**TASK INSTRUCTIONS:** Print, word for word, the opening line of the data below and every line after it through the line that contains "(dpeu4) at (6,332)", but not the pictures.

**STORED DATA:**
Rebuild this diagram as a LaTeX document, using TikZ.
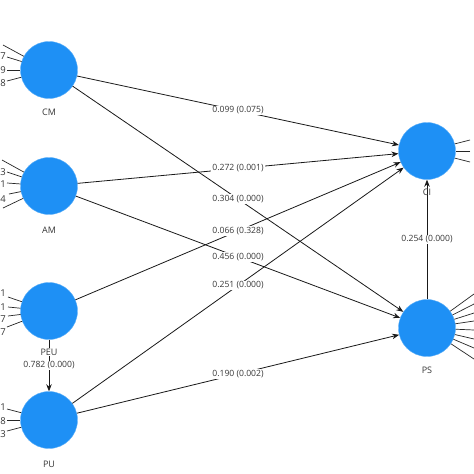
\documentclass[tikz,border=0pt]{standalone}
\usepackage{fontspec}
\setmainfont{Open Sans}
\usetikzlibrary{arrows.meta}
\definecolor{lvblue}{RGB}{30,144,245}
\definecolor{txt}{RGB}{55,55,55}
\begin{document}
\begin{tikzpicture}[x=1pt,y=-1pt,
  lv/.style={circle, fill=lvblue, draw=lvblue!70, line width=0.4pt, minimum size=57pt, inner sep=0pt},
  pathar/.style={draw=black!90, line width=0.8pt, -{Stealth[length=7pt,width=5.5pt]}},
  coef/.style={fill=white, inner sep=1pt, font=\fontsize{8.6}{10}\selectfont, text=txt},
  lvname/.style={font=\fontsize{9}{10}\selectfont, text=txt, inner sep=1pt},
  ind/.style={draw=black!85, line width=0.7pt},
  dg/.style={font=\fontsize{9.5}{10}\selectfont, text=txt, anchor=east, inner sep=0pt}
]
\useasboundingbox (0,0) rectangle (474,474);
\clip (0,0) rectangle (474,474);
\fill[white] (0,0) rectangle (474,474);

% latent variables
\node[lv] (CM) at (49,70) {};
\node[lv] (AM) at (49,186) {};
\node[lv] (PEU) at (49,311) {};
\node[lv] (PU) at (49,420) {};
\node[lv] (CI) at (427,151) {};
\node[lv] (PS) at (427,328) {};

% indicator stubs (left)
\coordinate (cm1) at (3,45);  \coordinate (cm2) at (7,57);
\coordinate (cm3) at (7,70);  \coordinate (cm4) at (7,81);
\foreach \c in {cm1,cm2,cm3,cm4} \draw[ind] (\c) -- (CM);
\node[dg] (dcm2) at (6,56) {7};
\node[dg] (dcm3) at (6,70) {9};
\node[dg] (dcm4) at (6,83) {8};

\coordinate (am1) at (2,160);  \coordinate (am2) at (7,172);
\coordinate (am3) at (7,183);  \coordinate (am4) at (9,194);
\coordinate (am5) at (3,208);
\foreach \c in {am1,am2,am3,am4,am5} \draw[ind] (\c) -- (AM);
\node[dg] (dam2) at (6,172) {3};
\node[dg] (dam3) at (6,184) {1};
\node[dg] (dam4) at (6,199) {4};

\coordinate (peu1) at (8,297);  \coordinate (peu2) at (8,307);
\coordinate (peu3) at (8,316);  \coordinate (peu4) at (7,327);
\foreach \c in {peu1,peu2,peu3,peu4} \draw[ind] (\c) -- (PEU);
\node[dg] (dpeu1) at (6,293) {1};
\node[dg] (dpeu2) at (6,307) {1};
\node[dg] (dpeu3) at (6,319) {7};
\node[dg] (dpeu4) at (6,332) {7};

\coordinate (pu1) at (7,409);  \coordinate (pu2) at (7,420);
\coordinate (pu3) at (7,431);
\foreach \c in {pu1,pu2,pu3} \draw[ind] (\c) -- (PU);
\node[dg] (dpu1) at (6,407) {1};
\node[dg] (dpu2) at (6,421) {8};
\node[dg] (dpu3) at (6,434) {3};

% indicator stubs (right)
\coordinate (ci1) at (470,140); \coordinate (ci2) at (470,151);
\coordinate (ci3) at (470,162);
\foreach \c in {ci1,ci2,ci3} \draw[ind] (\c) -- (CI);

\coordinate (ps1) at (474,294); \coordinate (ps2) at (474,304);
\coordinate (ps3) at (474,313); \coordinate (ps4) at (474,321);
\coordinate (ps5) at (474,330); \coordinate (ps6) at (474,339);
\coordinate (ps7) at (474,348); \coordinate (ps8) at (474,359);
\foreach \c in {ps1,ps2,ps3,ps4,ps5,ps6,ps7,ps8} \draw[ind] (\c) -- (PS);

% structural paths
\draw[pathar] (CM) -- node[coef] (l1) {0.099 (0.075)} (CI);
\draw[pathar] (CM) -- node[coef] (l2) {0.304 (0.000)} (PS);
\draw[pathar] (AM) -- node[coef] (l3) {0.272 (0.001)} (CI);
\draw[pathar] (AM) -- node[coef] (l4) {0.456 (0.000)} (PS);
\draw[pathar] (PEU) -- node[coef] (l5) {0.066 (0.328)} (CI);
\draw[pathar] (PU) -- node[coef] (l6) {0.251 (0.000)} (CI);
\draw[pathar] (PU) -- node[coef] (l7) {0.190 (0.002)} (PS);
\draw[pathar] (PS) -- node[coef] (l8) {0.254 (0.000)} (CI);
\draw[pathar] (PEU) -- node[coef, pos=0.5] (l9) {0.782 (0.000)} (PU);

% names
\node[lvname] (nCM) at (49,112) {CM};
\node[lvname] (nAM) at (49,230) {AM};
\node[lvname, fill=white] (nPEU) at (49,352) {PEU};
\node[lvname] (nPU) at (49,464) {PU};
\node[lvname] (nCI) at (427,192) {CI};
\node[lvname] (nPS) at (427,370) {PS};
\end{tikzpicture}
\end{document}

**SOLUTION TO THE EXERCISE:**
Rebuild this diagram as a LaTeX document, using TikZ.
\documentclass[tikz,border=0pt]{standalone}
\usepackage{fontspec}
\setmainfont{Open Sans}
\usetikzlibrary{arrows.meta}
\definecolor{lvblue}{RGB}{30,144,245}
\definecolor{txt}{RGB}{55,55,55}
\begin{document}
\begin{tikzpicture}[x=1pt,y=-1pt,
  lv/.style={circle, fill=lvblue, draw=lvblue!70, line width=0.4pt, minimum size=57pt, inner sep=0pt},
  pathar/.style={draw=black!90, line width=0.8pt, -{Stealth[length=7pt,width=5.5pt]}},
  coef/.style={fill=white, inner sep=1pt, font=\fontsize{8.6}{10}\selectfont, text=txt},
  lvname/.style={font=\fontsize{9}{10}\selectfont, text=txt, inner sep=1pt},
  ind/.style={draw=black!85, line width=0.7pt},
  dg/.style={font=\fontsize{9.5}{10}\selectfont, text=txt, anchor=east, inner sep=0pt}
]
\useasboundingbox (0,0) rectangle (474,474);
\clip (0,0) rectangle (474,474);
\fill[white] (0,0) rectangle (474,474);

% latent variables
\node[lv] (CM) at (49,70) {};
\node[lv] (AM) at (49,186) {};
\node[lv] (PEU) at (49,311) {};
\node[lv] (PU) at (49,420) {};
\node[lv] (CI) at (427,151) {};
\node[lv] (PS) at (427,328) {};

% indicator stubs (left)
\coordinate (cm1) at (3,45);  \coordinate (cm2) at (7,57);
\coordinate (cm3) at (7,70);  \coordinate (cm4) at (7,81);
\foreach \c in {cm1,cm2,cm3,cm4} \draw[ind] (\c) -- (CM);
\node[dg] (dcm2) at (6,56) {7};
\node[dg] (dcm3) at (6,70) {9};
\node[dg] (dcm4) at (6,83) {8};

\coordinate (am1) at (2,160);  \coordinate (am2) at (7,172);
\coordinate (am3) at (7,183);  \coordinate (am4) at (9,194);
\coordinate (am5) at (3,208);
\foreach \c in {am1,am2,am3,am4,am5} \draw[ind] (\c) -- (AM);
\node[dg] (dam2) at (6,172) {3};
\node[dg] (dam3) at (6,184) {1};
\node[dg] (dam4) at (6,199) {4};

\coordinate (peu1) at (8,297);  \coordinate (peu2) at (8,307);
\coordinate (peu3) at (8,316);  \coordinate (peu4) at (7,327);
\foreach \c in {peu1,peu2,peu3,peu4} \draw[ind] (\c) -- (PEU);
\node[dg] (dpeu1) at (6,293) {1};
\node[dg] (dpeu2) at (6,307) {1};
\node[dg] (dpeu3) at (6,319) {7};
\node[dg] (dpeu4) at (6,332) {7};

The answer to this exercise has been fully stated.